THE BUSH GIRLS

WaPo has an excerpt from Ann Gerhart‘s The Perfect Wife: The Life and Choices of Laura Bush, forthcoming this week from Simon & Schuster. The focus of today’s offering, entitled, “Laura’s Girls,” is twins Jenna and Barbara Bush. After a long piece on how Jenna dared to wear corduroys and flip flops on a plane trip somewhere, we get this bit of condescension:

They are girls born rich, blessed with intelligence, good looks, trust funds, loving parents, boundless opportunities, freedom from many of life’s daily vexing challenges. Yet they persist in seeing themselves as victims of daddy’s job. In this attitude, they have been subtly encouraged by their mother. Laura Bush would never permit herself to feel victimized by her husband’s decisions. She regards herself as a full partner who embraced his ambitions because she wanted for him what he wanted for himself. His happiness has been as important to her as her own, or greater. No, any victimization she might have felt has all been transferred onto her girls. Once George sought political office when his girls were 12, Laura’s guiding principle in mothering became “they didn’t really ask for this,” as if the life that followed for Jenna and Barbara was some disastrous, bumpy detour from the normal smooth path toward adulthood.

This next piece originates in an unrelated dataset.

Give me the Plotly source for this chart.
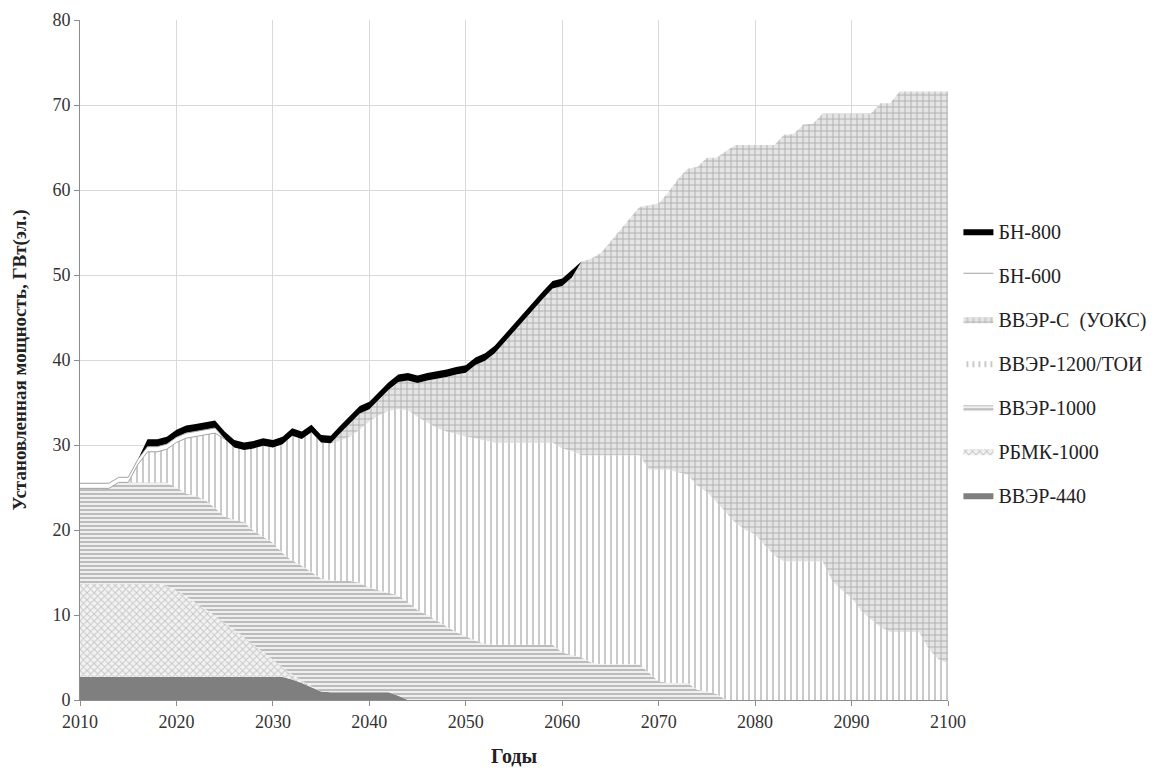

“They just want to do like every other teenager does,” the first lady has insisted often. This declaration is dead opposite from most parents’ insistence, which is, of course, “I don’t care what the ‘other’ kids do. You are not other kids.”

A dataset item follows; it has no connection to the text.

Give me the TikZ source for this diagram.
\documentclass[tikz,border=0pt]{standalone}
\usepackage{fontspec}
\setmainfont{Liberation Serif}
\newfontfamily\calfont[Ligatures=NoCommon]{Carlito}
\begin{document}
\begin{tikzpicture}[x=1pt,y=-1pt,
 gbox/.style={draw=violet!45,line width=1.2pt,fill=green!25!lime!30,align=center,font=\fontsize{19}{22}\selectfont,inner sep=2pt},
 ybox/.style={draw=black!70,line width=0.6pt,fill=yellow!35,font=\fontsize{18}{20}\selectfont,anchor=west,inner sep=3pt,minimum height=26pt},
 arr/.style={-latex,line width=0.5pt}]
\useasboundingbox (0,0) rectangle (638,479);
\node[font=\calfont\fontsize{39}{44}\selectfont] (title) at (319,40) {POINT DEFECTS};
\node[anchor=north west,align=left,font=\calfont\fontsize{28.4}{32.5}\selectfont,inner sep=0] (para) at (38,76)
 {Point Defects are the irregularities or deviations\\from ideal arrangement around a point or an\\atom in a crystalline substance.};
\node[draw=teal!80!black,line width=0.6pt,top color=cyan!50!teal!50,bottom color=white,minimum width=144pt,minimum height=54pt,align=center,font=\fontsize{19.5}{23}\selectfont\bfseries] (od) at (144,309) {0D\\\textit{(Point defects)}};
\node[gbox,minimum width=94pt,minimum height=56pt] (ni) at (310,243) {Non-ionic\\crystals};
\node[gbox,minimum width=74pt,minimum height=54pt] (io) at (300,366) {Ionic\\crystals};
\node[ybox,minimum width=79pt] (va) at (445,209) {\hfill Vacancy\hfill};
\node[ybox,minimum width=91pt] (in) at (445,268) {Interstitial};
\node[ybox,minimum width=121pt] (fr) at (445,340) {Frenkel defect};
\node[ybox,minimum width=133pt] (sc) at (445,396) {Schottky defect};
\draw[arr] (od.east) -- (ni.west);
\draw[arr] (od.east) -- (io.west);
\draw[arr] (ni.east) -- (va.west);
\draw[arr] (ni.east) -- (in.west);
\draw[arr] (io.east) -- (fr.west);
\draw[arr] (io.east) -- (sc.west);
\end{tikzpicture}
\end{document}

While I’m sufficiently old school to think people traveling on airplanes should dress presentably–let alone if their parents happen to be the sitting President and first lady of the United States–this sort of examination seems uncalled for. While the girls are now young adults, they have neither chosen the limelight nor, as is often the case with politicians’ children*, been paraded before the cameras as a political prop. And, of course, they would be rich, good looking, etc. if Daddy weren’t in politics, so it’s not as if they are benefitting immeasurably from the rather high scrutiny that has befallen them. (How many other teenagers make national headlines when they sneak a beer while in college?)

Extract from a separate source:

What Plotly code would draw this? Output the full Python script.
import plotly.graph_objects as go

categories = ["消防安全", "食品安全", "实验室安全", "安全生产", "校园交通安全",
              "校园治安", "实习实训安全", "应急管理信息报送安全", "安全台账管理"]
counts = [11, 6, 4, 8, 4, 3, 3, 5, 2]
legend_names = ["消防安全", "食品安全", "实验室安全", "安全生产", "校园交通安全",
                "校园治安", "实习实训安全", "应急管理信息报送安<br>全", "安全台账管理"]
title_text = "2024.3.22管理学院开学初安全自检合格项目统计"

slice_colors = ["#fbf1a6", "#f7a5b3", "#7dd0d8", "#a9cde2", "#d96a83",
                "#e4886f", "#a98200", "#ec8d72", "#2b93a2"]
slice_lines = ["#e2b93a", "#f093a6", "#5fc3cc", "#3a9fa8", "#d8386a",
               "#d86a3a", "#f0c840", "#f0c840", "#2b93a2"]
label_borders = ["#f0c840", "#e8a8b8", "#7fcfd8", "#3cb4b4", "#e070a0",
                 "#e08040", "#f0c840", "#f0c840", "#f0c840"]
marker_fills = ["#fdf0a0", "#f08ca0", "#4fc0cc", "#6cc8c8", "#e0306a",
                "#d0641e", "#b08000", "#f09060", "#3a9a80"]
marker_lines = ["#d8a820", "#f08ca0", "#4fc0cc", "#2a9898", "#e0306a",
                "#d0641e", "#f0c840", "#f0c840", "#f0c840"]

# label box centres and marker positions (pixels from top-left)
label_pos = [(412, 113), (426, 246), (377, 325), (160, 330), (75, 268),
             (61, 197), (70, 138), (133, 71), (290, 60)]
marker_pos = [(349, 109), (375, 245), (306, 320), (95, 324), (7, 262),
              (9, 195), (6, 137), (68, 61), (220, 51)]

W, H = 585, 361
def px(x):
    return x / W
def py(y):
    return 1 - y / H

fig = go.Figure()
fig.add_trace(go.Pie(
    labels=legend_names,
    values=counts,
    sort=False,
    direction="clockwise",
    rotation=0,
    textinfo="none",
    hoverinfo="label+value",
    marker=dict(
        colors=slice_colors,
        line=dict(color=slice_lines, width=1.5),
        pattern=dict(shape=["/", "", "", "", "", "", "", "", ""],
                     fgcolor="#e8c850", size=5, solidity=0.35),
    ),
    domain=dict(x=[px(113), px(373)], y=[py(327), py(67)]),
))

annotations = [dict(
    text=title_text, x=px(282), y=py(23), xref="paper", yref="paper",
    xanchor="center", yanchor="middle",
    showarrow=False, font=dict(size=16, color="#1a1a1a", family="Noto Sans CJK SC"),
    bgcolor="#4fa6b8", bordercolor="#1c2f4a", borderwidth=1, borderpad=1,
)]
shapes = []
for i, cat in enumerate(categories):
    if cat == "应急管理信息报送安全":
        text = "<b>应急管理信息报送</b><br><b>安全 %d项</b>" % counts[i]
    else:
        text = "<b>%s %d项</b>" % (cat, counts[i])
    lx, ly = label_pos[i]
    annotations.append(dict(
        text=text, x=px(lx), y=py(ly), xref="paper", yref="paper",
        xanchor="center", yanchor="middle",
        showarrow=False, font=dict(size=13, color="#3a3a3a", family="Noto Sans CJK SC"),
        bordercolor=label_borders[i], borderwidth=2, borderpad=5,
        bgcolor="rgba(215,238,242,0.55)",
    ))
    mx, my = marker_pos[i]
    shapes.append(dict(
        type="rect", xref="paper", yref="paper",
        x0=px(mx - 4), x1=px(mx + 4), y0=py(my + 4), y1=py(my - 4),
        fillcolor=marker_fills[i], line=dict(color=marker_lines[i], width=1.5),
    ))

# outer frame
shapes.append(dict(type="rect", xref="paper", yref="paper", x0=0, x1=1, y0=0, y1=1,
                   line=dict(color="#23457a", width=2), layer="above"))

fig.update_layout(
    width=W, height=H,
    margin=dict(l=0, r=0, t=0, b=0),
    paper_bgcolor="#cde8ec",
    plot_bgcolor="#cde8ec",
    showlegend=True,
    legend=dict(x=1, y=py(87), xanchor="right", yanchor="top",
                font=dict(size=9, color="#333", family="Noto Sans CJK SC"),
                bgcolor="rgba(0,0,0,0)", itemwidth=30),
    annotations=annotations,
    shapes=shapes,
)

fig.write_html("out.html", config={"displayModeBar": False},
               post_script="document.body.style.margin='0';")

Indeed, it seems to me that their parents are handling this just about right:

When she talks about her girls at all publicly, the first lady is given to making bland, nonspecific declarations of love and support. “I think they’re a lot of fun to be with,” she said. “I guess I would say that I’m engaged by them, with their personalities. . . . I think, like every parent, if your children are happy, then parents are happy. And if they’re unhappy, then there’s nothing more difficult for parents.”

President Bush is slightly more revealing. “I love them a lot. I am impatient with them. I wanted them to be normal when they were teenagers, and I wanted them to be working ladies,” he told Ladies Home Journal. “I’ve got to slow down. I’ve got to allow them to become the bright young ladies that they’re becoming at their own pace, and not at mine.

“They are beginning to realize that they’ve got to take some responsibility for their own lives and beginning to think about their career paths,” he said. “Laura chose her career path . . . early. I didn’t choose mine until a little late. And uh,” the president said, chuckling, “I never really was that worried about the career path.”

Just think how far he could have gone had he just applied himself!

*While I have little good to say about the Clintons, I will readily concede that they generally behaved admirably with regard to their public handling of Chelsea. She was, more or less, allowed to live a normal life out of the limelight. Indeed, they took the political heat for sending her to private school rather than forcing her to attend the dreadful DC public schools to make some sort of point.

Update (1550): Tiger (see TrackBack) wants to know where it’s written that you have to dress well when flying. Well, if you don’t, the stewardesses will make fun of you on the Internet, I can tell you that!

FILED UNDER: Popular Culture
James Joyner
About James Joyner
James Joyner is Professor and Department Head of Security Studies at Marine Corps University's Command and Staff College and a nonresident senior fellow at the Scowcroft Center for Strategy and Security at the Atlantic Council. He's a former Army officer and Desert Storm vet. Views expressed here are his own. Follow James on Twitter @DrJJoyner.

Comments

  1. John Lemon says:

    Didn’t the Bush girls recently get arrested for breaking into a country club in Vermont to steal alcohol? Or am I thinking of somebody else?

  2. Kathy K says:

    I don’t care if the stewardesses make fun of me. I’m going to be as comfortable as possible. Even if I have to march on board in fluffly slippers and flannel jammies. ‘Nice’ dress may be fine for one hour flights but try that with a flight halfway across the world.

  3. I’m having trouble seeing what’s “unpresentable” about corduroys and flip flops–especially for a young person.

  4. James Joyner says:

    I wear cords a lot myself, even to the office. I’d say that flip flops are probably inappropriate for going on state visits to meet dignitaries, though.